• WHAT THIS TASK INVOLVES
Every line of the data that contains the string "image" must be copied.

• DATASET CONTENT
++++++++++
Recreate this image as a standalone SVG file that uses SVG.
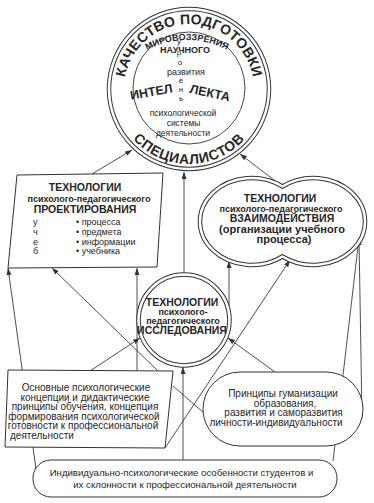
++++++++++
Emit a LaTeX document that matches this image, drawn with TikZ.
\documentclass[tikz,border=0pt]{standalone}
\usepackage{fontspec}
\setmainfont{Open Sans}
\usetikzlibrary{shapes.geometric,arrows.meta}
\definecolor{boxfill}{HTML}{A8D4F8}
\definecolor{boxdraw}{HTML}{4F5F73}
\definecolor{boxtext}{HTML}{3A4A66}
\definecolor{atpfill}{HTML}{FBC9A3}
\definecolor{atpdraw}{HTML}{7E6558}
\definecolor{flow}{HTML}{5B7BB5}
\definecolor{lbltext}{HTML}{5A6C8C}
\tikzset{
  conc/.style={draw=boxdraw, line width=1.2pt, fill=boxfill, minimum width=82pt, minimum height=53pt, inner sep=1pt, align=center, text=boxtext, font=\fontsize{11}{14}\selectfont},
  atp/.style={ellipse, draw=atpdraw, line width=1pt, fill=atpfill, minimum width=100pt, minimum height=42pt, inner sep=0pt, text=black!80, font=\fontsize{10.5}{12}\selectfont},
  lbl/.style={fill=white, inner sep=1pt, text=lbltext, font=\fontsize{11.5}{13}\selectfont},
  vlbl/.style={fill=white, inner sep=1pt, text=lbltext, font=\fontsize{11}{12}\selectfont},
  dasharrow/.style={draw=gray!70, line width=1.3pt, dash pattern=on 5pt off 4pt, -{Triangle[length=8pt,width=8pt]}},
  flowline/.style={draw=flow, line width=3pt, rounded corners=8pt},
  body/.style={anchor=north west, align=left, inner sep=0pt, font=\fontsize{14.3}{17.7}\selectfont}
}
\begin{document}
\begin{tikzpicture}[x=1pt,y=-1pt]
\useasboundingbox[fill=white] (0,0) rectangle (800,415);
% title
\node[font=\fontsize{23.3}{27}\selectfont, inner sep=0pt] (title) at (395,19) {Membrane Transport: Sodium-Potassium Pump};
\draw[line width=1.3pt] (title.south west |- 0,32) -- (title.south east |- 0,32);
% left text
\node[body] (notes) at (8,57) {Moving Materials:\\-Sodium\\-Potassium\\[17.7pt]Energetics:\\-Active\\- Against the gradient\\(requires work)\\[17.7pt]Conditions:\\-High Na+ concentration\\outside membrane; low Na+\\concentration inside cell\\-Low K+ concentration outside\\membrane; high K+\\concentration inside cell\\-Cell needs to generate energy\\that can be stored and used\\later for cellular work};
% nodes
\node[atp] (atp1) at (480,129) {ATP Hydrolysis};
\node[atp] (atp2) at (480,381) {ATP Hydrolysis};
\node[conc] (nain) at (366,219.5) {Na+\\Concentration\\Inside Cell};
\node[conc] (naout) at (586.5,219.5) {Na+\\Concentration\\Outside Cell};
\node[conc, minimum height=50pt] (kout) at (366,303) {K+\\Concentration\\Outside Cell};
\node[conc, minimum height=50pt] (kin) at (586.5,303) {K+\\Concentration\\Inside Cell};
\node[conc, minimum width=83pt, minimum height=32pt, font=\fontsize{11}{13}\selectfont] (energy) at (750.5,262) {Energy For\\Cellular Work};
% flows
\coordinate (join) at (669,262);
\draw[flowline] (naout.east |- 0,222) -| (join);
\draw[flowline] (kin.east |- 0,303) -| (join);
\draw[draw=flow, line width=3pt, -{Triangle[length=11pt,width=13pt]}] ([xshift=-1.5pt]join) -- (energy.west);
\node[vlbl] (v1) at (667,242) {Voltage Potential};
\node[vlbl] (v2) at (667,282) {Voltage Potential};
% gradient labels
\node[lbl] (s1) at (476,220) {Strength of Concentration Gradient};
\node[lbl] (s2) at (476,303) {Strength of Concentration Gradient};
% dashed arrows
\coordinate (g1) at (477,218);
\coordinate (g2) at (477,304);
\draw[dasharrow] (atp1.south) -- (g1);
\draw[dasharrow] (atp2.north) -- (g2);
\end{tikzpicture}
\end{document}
++++++++++
• SOLUTION TO THE EXERCISE
Recreate this image as a standalone SVG file that uses SVG.
Emit a LaTeX document that matches this image, drawn with TikZ.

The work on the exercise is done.